§ **What to work on**: Select each line where the word "that" appears.

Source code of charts
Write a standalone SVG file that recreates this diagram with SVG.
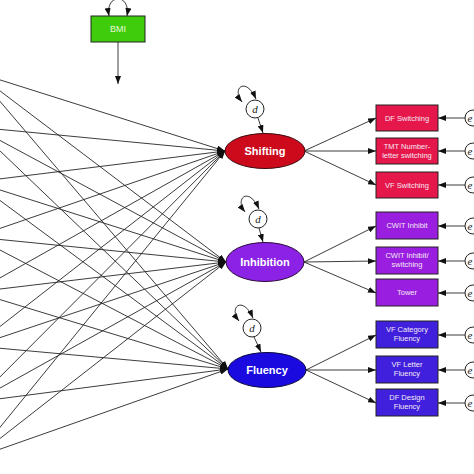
<svg xmlns="http://www.w3.org/2000/svg" width="474" height="474" viewBox="0 0 474 474">
<defs>
<marker id="ah" viewBox="0 0 8 6" refX="8" refY="3" markerWidth="8" markerHeight="6" markerUnits="userSpaceOnUse" orient="auto-start-reverse"><path d="M0,0 L8,3 L0,6 z" fill="#111"/></marker>
<style>
.ln{stroke:#262626;stroke-width:0.9;fill:none;marker-end:url(#ah)}
.arc{stroke:#222;stroke-width:0.9;fill:none;marker-start:url(#ah);marker-end:url(#ah)}
.box{stroke:#222;stroke-width:1}
.bt{font-family:"Liberation Sans",Arial,sans-serif;font-size:7.5px;fill:#f4eaf4;text-anchor:middle}
.lat{font-family:"Liberation Sans",Arial,sans-serif;font-size:11px;fill:#fff;text-anchor:middle;font-weight:600}
.circ{fill:#fff;stroke:#222;stroke-width:1}
.ct{font-family:"Liberation Serif","Times New Roman",serif;font-style:italic;font-size:11px;fill:#222;text-anchor:middle}
</style>
</defs>
<rect width="474" height="474" fill="#fff"/>
<g id="connectors">
<line class="ln" x1="-25" y1="72" x2="225" y2="151"/>
<line class="ln" x1="-25" y1="72" x2="226" y2="262"/>
<line class="ln" x1="-25" y1="72" x2="228" y2="369"/>
<line class="ln" x1="-25" y1="127" x2="225" y2="151"/>
<line class="ln" x1="-25" y1="127" x2="226" y2="262"/>
<line class="ln" x1="-25" y1="127" x2="228" y2="369"/>
<line class="ln" x1="-25" y1="182" x2="225" y2="151"/>
<line class="ln" x1="-25" y1="182" x2="226" y2="262"/>
<line class="ln" x1="-25" y1="182" x2="228" y2="369"/>
<line class="ln" x1="-25" y1="237" x2="225" y2="151"/>
<line class="ln" x1="-25" y1="237" x2="226" y2="262"/>
<line class="ln" x1="-25" y1="237" x2="228" y2="369"/>
<line class="ln" x1="-25" y1="292" x2="225" y2="151"/>
<line class="ln" x1="-25" y1="292" x2="226" y2="262"/>
<line class="ln" x1="-25" y1="292" x2="228" y2="369"/>
<line class="ln" x1="-25" y1="346" x2="225" y2="151"/>
<line class="ln" x1="-25" y1="346" x2="226" y2="262"/>
<line class="ln" x1="-25" y1="346" x2="228" y2="369"/>
<line class="ln" x1="-25" y1="402" x2="225" y2="151"/>
<line class="ln" x1="-25" y1="402" x2="226" y2="262"/>
<line class="ln" x1="-25" y1="402" x2="228" y2="369"/>
<line class="ln" x1="-25" y1="458" x2="225" y2="151"/>
<line class="ln" x1="-25" y1="458" x2="226" y2="262"/>
<line class="ln" x1="-25" y1="458" x2="228" y2="369"/>
<line class="ln" x1="118" y1="42" x2="118" y2="84"/>
<path class="arc" d="M109,16 C105,-7 131,-7 127,16"/>
<line class="ln" x1="258" y1="118" x2="263" y2="133"/>
<line class="ln" x1="259" y1="228" x2="263" y2="242"/>
<line class="ln" x1="254" y1="337" x2="261" y2="352"/>
<path class="arc" d="M242,102 C231,88 246,76 256,99"/>
<path class="arc" d="M245,212 C234,198 249,186 259,209"/>
<path class="arc" d="M239,321 C228,307 243,295 253,318"/>
<line class="ln" x1="304" y1="151" x2="376" y2="118"/>
<line class="ln" x1="304" y1="151" x2="376" y2="151"/>
<line class="ln" x1="304" y1="151" x2="376" y2="185"/>
<line class="ln" x1="304" y1="262" x2="376" y2="226"/>
<line class="ln" x1="304" y1="262" x2="376" y2="261"/>
<line class="ln" x1="304" y1="262" x2="376" y2="293"/>
<line class="ln" x1="306" y1="370" x2="376" y2="335"/>
<line class="ln" x1="306" y1="370" x2="376" y2="370"/>
<line class="ln" x1="306" y1="370" x2="376" y2="403"/>
<line class="ln" x1="465" y1="118" x2="438" y2="118"/>
<line class="ln" x1="465" y1="151" x2="438" y2="151"/>
<line class="ln" x1="465" y1="185" x2="438" y2="185"/>
<line class="ln" x1="465" y1="226" x2="438" y2="226"/>
<line class="ln" x1="465" y1="261" x2="438" y2="261"/>
<line class="ln" x1="465" y1="293" x2="438" y2="293"/>
<line class="ln" x1="465" y1="335" x2="438" y2="335"/>
<line class="ln" x1="465" y1="370" x2="438" y2="370"/>
<line class="ln" x1="465" y1="403" x2="438" y2="403"/>
</g>
<g id="bmi"><rect class="box" x="91" y="16" width="54" height="26" fill="#3fcc0c" stroke="#2b5a12"/><text x="118" y="32" font-family="Liberation Sans,Arial,sans-serif" font-size="9" fill="#e8f7dc" text-anchor="middle">BMI</text></g>
<g id="shifting"><ellipse cx="265" cy="151" rx="40" ry="17.5" fill="#cc0a1c" stroke="#3a0a0a" stroke-width="1"/><text class="lat" x="265" y="155">Shifting</text></g>
<g id="inhibition"><ellipse cx="265" cy="262" rx="39" ry="19.5" fill="#8b22e6" stroke="#2a0a3a" stroke-width="1"/><text class="lat" x="265" y="266">Inhibition</text></g>
<g id="fluency"><ellipse cx="267" cy="370" rx="39" ry="17.5" fill="#1a0ae0" stroke="#0a0a3a" stroke-width="1"/><text class="lat" x="267" y="374">Fluency</text></g>
<g id="d1"><circle class="circ" cx="255" cy="109" r="9"/><text class="ct" x="255" y="113">d</text></g>
<g id="d2"><circle class="circ" cx="258" cy="219" r="9"/><text class="ct" x="258" y="223">d</text></g>
<g id="d3"><circle class="circ" cx="252" cy="328" r="9"/><text class="ct" x="252" y="332">d</text></g>
<g id="df-switching"><rect class="box" x="376" y="105" width="62" height="26" fill="#e6174b"/><text class="bt" x="407" y="121">DF Switching</text></g>
<g id="tmt"><rect class="box" x="376" y="138" width="62" height="26" fill="#e6174b"/><text class="bt" x="407" y="149">TMT Number-</text><text class="bt" x="407" y="158">letter switching</text></g>
<g id="vf-switching"><rect class="box" x="376" y="172" width="62" height="26" fill="#e6174b"/><text class="bt" x="407" y="188">VF Switching</text></g>
<g id="cwit-inhibit"><rect class="box" x="376" y="212" width="62" height="27" fill="#9a1ee0"/><text class="bt" x="407" y="228">CWIT Inhibit</text></g>
<g id="cwit-switch"><rect class="box" x="376" y="247" width="62" height="27" fill="#9a1ee0"/><text class="bt" x="407" y="258">CWIT Inhibit/</text><text class="bt" x="407" y="267">switching</text></g>
<g id="tower"><rect class="box" x="376" y="279" width="62" height="27" fill="#9a1ee0"/><text class="bt" x="407" y="295">Tower</text></g>
<g id="vf-category"><rect class="box" x="376" y="321" width="62" height="27" fill="#4020dc"/><text class="bt" x="407" y="332">VF Category</text><text class="bt" x="407" y="341">Fluency</text></g>
<g id="vf-letter"><rect class="box" x="376" y="356" width="62" height="27" fill="#4020dc"/><text class="bt" x="407" y="367">VF Letter</text><text class="bt" x="407" y="376">Fluency</text></g>
<g id="df-design"><rect class="box" x="376" y="389" width="62" height="27" fill="#4020dc"/><text class="bt" x="407" y="400">DF Design</text><text class="bt" x="407" y="409">Fluency</text></g>
<g id="errors">
<circle class="circ" cx="473" cy="118" r="8"/><text class="ct" x="470" y="122">e</text>
<circle class="circ" cx="473" cy="151" r="8"/><text class="ct" x="470" y="155">e</text>
<circle class="circ" cx="473" cy="185" r="8"/><text class="ct" x="470" y="189">e</text>
<circle class="circ" cx="473" cy="226" r="8"/><text class="ct" x="470" y="230">e</text>
<circle class="circ" cx="473" cy="261" r="8"/><text class="ct" x="470" y="265">e</text>
<circle class="circ" cx="473" cy="293" r="8"/><text class="ct" x="470" y="297">e</text>
<circle class="circ" cx="473" cy="335" r="8"/><text class="ct" x="470" y="339">e</text>
<circle class="circ" cx="473" cy="370" r="8"/><text class="ct" x="470" y="374">e</text>
<circle class="circ" cx="473" cy="403" r="8"/><text class="ct" x="470" y="407">e</text>
</g>
</svg>
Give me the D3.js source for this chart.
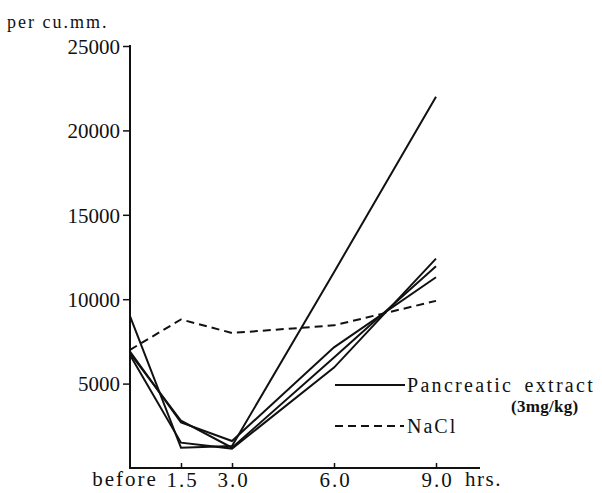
<!DOCTYPE html>
<html><head><meta charset="utf-8">
<script src="https://cdn.jsdelivr.net/npm/d3@7"></script>
<style>
body{margin:0;background:#fff;}
svg text{font-family:"Liberation Serif","Times New Roman","DejaVu Serif",serif !important;fill:#111;}
</style></head>
<body><svg id="c" width="602" height="493"></svg>
<script>
const hours = [0, 1.5, 3.0, 6.0, 9.0];
const xTickLabels = ["before", "1.5", "3.0", "6.0", "9.0"];
const yTicks = [5000, 10000, 15000, 20000, 25000];
const pancreatic1 = [9000, 1200, 1300, 11600, 22000];
const pancreatic2 = [6900, 2700, 1600, 7150, 11300];
const pancreatic3 = [6800, 2800, 1200, 6550, 11950];
const pancreatic4 = [6700, 1500, 1150, 5950, 12400];
const nacl = [7000, 8800, 8000, 8450, 9900];

const serif = '"Liberation Serif","Times New Roman","DejaVu Serif",serif';
const svg = d3.select("#c");
const x = d3.scaleLinear().domain([0, 9]).range([130, 436]);
const y = d3.scaleLinear().domain([0, 25000]).range([468, 46]);

// y axis
const ya = svg.append("g").attr("transform", "translate(130,0)")
  .call(d3.axisLeft(y).tickValues(yTicks).tickFormat(d3.format("d")).tickSize(7).tickSizeOuter(0).tickPadding(3));
ya.attr("font-family", serif).attr("font-size", null);
ya.select(".domain").attr("d", `M0,${y(25000)-1}V${y(0)+1}`).attr("stroke", "#111").attr("stroke-width", 2);
ya.selectAll(".tick line").attr("stroke", "#111").attr("stroke-width", 1.5);
ya.selectAll(".tick text").style("font-family", serif).style("font-size", "21px").attr("dy", "0.35em");

// x axis
const xa = svg.append("g").attr("transform", `translate(0,${y(0)})`)
  .call(d3.axisBottom(x).tickValues(hours.slice(1)).tickSize(-5).tickSizeOuter(0)
    .tickFormat((d) => xTickLabels[hours.indexOf(d)]).tickPadding(4));
xa.attr("font-family", serif).attr("font-size", null);
xa.select(".domain").attr("d", `M${x(0)-1},0H480`).attr("stroke", "#111").attr("stroke-width", 2);
xa.selectAll(".tick line").attr("stroke", "#111").attr("stroke-width", 1.5);
xa.selectAll(".tick text").style("font-family", serif).style("font-size", "21px")
  .style("letter-spacing", "2px").attr("dx", "1px");

function label(xp, yp, txt, size, ls, anchor) {
  return svg.append("text").attr("x", xp).attr("y", yp).attr("text-anchor", anchor || "start")
    .style("font-family", serif).style("font-size", size + "px").style("letter-spacing", ls + "px").text(txt);
}
label(x(0) - 5, 486, xTickLabels[0], 21, 2, "middle");
label(465, 486, "hrs.", 21, 1.5);
label(7, 28, "per cu.mm.", 18, 2);

const line = d3.line().x((d, i) => x(hours[i])).y(d => y(d));
[pancreatic1, pancreatic2, pancreatic3, pancreatic4].forEach(s => {
  svg.append("path").datum(s).attr("d", line).attr("fill", "none")
    .attr("stroke", "#111").attr("stroke-width", 2).attr("stroke-linejoin", "miter");
});
svg.append("path").datum(nacl).attr("d", line).attr("fill", "none")
  .attr("stroke", "#111").attr("stroke-width", 2).attr("stroke-dasharray", "8,5");

// legend
svg.append("line").attr("x1", 335).attr("x2", 405).attr("y1", 385).attr("y2", 385)
  .attr("stroke", "#111").attr("stroke-width", 2);
label(407, 392, "Pancreatic extract", 20, 2.3).style("word-spacing", "4px");
label(511, 412, "(3mg/kg)", 17, 0.3).style("font-weight", "bold");
svg.append("line").attr("x1", 335).attr("x2", 404).attr("y1", 426).attr("y2", 426)
  .attr("stroke", "#111").attr("stroke-width", 2).attr("stroke-dasharray", "8,5");
label(407, 433, "NaCl", 20, 2);
</script></body></html>
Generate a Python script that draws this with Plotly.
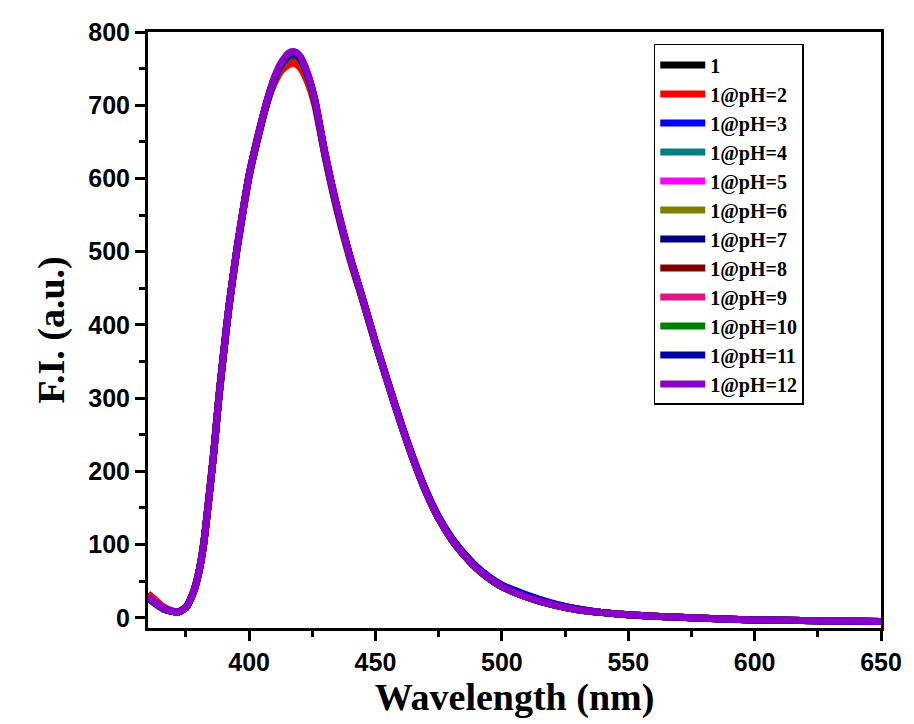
import plotly.graph_objects as go

wavelength = [360, 363, 366, 369, 372, 375, 378, 380, 382, 384, 386, 388, 390, 392, 395, 398, 400,
              403, 407, 410, 413, 416, 418, 420, 423, 426,
              430, 435, 440, 445, 450, 455, 460, 465, 470, 475, 480, 485, 490, 495, 500,
              510, 520, 530, 540, 550, 560, 575, 600, 625, 650]

names = ["1", "1@pH=2", "1@pH=3", "1@pH=4", "1@pH=5", "1@pH=6", "1@pH=7",
         "1@pH=8", "1@pH=9", "1@pH=10", "1@pH=11", "1@pH=12"]
colors = ["#000000", "#FF0000", "#0000FF", "#008080", "#FF00FF", "#808000", "#000080",
          "#800000", "#E0157F", "#008000", "#0000A8", "#8B00C8"]

fi_1 = [27, 19, 12, 9, 8, 14, 35, 60, 100, 160, 224, 298, 362, 422, 497, 562, 602,
        648, 702, 733, 754, 764, 765, 760, 740, 705,
        633, 556, 491, 434, 375, 319, 265, 215, 171, 135, 107, 85, 67, 53, 42,
        28, 18, 11, 7, 4, 2, 0, -3, -4, -5]
fi_ph2 = [33, 24, 15, 10, 8, 14, 36, 62, 103, 164, 228, 302, 366, 425, 500, 565, 604,
          652, 703, 730, 748, 756, 757, 752, 733, 700,
          630, 553, 488, 432, 374, 319, 266, 216, 173, 137, 109, 87, 69, 55, 44,
          30, 19, 12, 7, 4, 2, 0, -3, -4, -5]
fi_ph3 = [28, 20, 13, 9, 8, 14, 35, 60, 100, 160, 225, 300, 364, 424, 499, 564, 604,
          650, 704, 735, 757, 768, 769, 764, 742, 706,
          634, 557, 491, 434, 376, 321, 267, 218, 174, 138, 110, 88, 70, 56, 45,
          31, 20, 12, 7, 4, 2, 0, -3, -4, -5]
fi_ph4 = [28, 20, 13, 9, 8, 14, 35, 60, 100, 160, 225, 300, 364, 424, 499, 564, 604,
          649, 703, 734, 755, 766, 767, 762, 741, 705,
          633, 556, 491, 434, 375, 320, 266, 216, 172, 136, 108, 86, 68, 54, 43,
          28, 18, 11, 7, 4, 2, 0, -3, -4, -5]
fi_ph5 = [29, 21, 13, 9, 8, 14, 35, 60, 100, 160, 225, 300, 365, 425, 500, 565, 605,
          650, 705, 737, 759, 771, 772, 767, 744, 707,
          635, 558, 492, 435, 376, 320, 266, 216, 172, 136, 108, 86, 68, 54, 43,
          28, 18, 11, 7, 4, 2, 0, -3, -4, -5]
fi_ph6 = [27, 19, 12, 9, 8, 14, 35, 60, 100, 160, 225, 300, 364, 424, 499, 564, 604,
          649, 703, 734, 756, 767, 768, 763, 741, 705,
          633, 556, 491, 434, 375, 320, 266, 216, 172, 136, 108, 86, 68, 54, 43,
          28, 18, 11, 7, 4, 2, 0, -3, -4, -5]
fi_ph7 = [28, 20, 13, 9, 8, 14, 35, 60, 100, 160, 225, 300, 365, 425, 500, 565, 605,
          650, 704, 736, 758, 769, 770, 765, 743, 706,
          634, 557, 492, 435, 376, 320, 266, 216, 172, 136, 108, 86, 68, 54, 43,
          28, 18, 11, 7, 4, 2, 0, -3, -4, -5]
fi_ph8 = [28, 20, 13, 9, 8, 14, 35, 60, 100, 160, 225, 300, 364, 424, 499, 564, 604,
          649, 703, 735, 756, 767, 768, 763, 742, 705,
          633, 556, 491, 434, 375, 320, 266, 216, 172, 136, 108, 86, 68, 54, 43,
          28, 18, 11, 7, 4, 2, 0, -3, -4, -5]
fi_ph9 = [30, 21, 13, 9, 8, 14, 35, 60, 100, 160, 225, 300, 365, 425, 500, 565, 605,
          650, 705, 737, 758, 770, 771, 766, 744, 707,
          634, 557, 492, 435, 376, 320, 266, 216, 172, 136, 108, 86, 68, 54, 43,
          29, 19, 12, 7, 4, 2, 0, -3, -4, -5]
fi_ph10 = [27, 19, 12, 9, 8, 14, 35, 60, 100, 160, 225, 300, 364, 424, 499, 564, 604,
           649, 703, 735, 757, 768, 769, 764, 742, 706,
           634, 557, 491, 434, 375, 320, 266, 216, 172, 136, 108, 86, 68, 54, 43,
           28, 18, 11, 7, 4, 2, 0, -3, -4, -5]
fi_ph11 = [28, 20, 13, 9, 8, 14, 35, 60, 100, 160, 225, 300, 365, 425, 500, 565, 605,
           650, 704, 736, 758, 769, 770, 765, 743, 707,
           634, 557, 492, 435, 376, 321, 267, 217, 173, 137, 109, 87, 69, 55, 44,
           30, 19, 12, 7, 4, 2, 0, -3, -4, -5]
fi_ph12 = [28, 20, 13, 9, 8, 14, 35, 60, 100, 160, 225, 300, 365, 425, 500, 565, 605,
           650, 705, 738, 760, 772, 773, 768, 745, 708,
           635, 558, 492, 435, 376, 320, 266, 216, 172, 136, 108, 86, 68, 54, 43,
           28, 18, 11, 7, 4, 2, 0, -3, -4, -5]

series = [fi_1, fi_ph2, fi_ph3, fi_ph4, fi_ph5, fi_ph6, fi_ph7,
          fi_ph8, fi_ph9, fi_ph10, fi_ph11, fi_ph12]

x_ticks = [400, 450, 500, 550, 600, 650]
y_ticks = [0, 100, 200, 300, 400, 500, 600, 700, 800]

fig = go.Figure()
for name, color, ys in zip(names, colors, series):
    fig.add_trace(go.Scatter(x=wavelength, y=ys, name=name, mode="lines",
                             line=dict(color=color, width=7, shape="spline", smoothing=0.6)))

tickfont = dict(family="Liberation Sans", size=25, color="black", weight="bold")
titlefont = dict(family="Liberation Serif", size=38, color="black", weight="bold")

fig.update_layout(
    width=914, height=724,
    margin=dict(l=148, r=31, t=32, b=96),
    paper_bgcolor="white", plot_bgcolor="white",
    showlegend=True,
    legend=dict(x=0.69, y=0.98, xanchor="left", yanchor="top",
                bordercolor="black", borderwidth=1.5, bgcolor="white",
                font=dict(family="Liberation Serif", size=20, color="black", weight="bold"),
                itemwidth=45, tracegroupgap=0),
    xaxis=dict(range=[360, 650], tickvals=x_ticks, ticktext=[str(v) for v in x_ticks],
               showgrid=False, zeroline=False, showline=True, linecolor="black", linewidth=3,
               mirror=True, ticks="outside", ticklen=10, tickwidth=2.5, tickcolor="black",
               minor=dict(ticks="outside", ticklen=6, tickwidth=2.5, tickcolor="black",
                          tickvals=[375, 425, 475, 525, 575, 625]),
               tickfont=tickfont,
               title=dict(text="Wavelength (nm)", font=titlefont, standoff=4)),
    yaxis=dict(range=[-14, 800], tickvals=y_ticks, ticktext=[str(v) for v in y_ticks],
               showgrid=False, zeroline=False, showline=True, linecolor="black", linewidth=3,
               mirror=True, ticks="outside", ticklen=10, tickwidth=2.5, tickcolor="black",
               minor=dict(ticks="outside", ticklen=6, tickwidth=2.5, tickcolor="black",
                          tickvals=[50, 150, 250, 350, 450, 550, 650, 750]),
               tickfont=tickfont,
               title=dict(text="F.I. (a.u.)", font=titlefont, standoff=12)),
)

fig.write_html("out.html")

§ **Task response**:
Write a standalone SVG file that recreates this diagram with SVG.
Generate a Python script that draws this with Plotly.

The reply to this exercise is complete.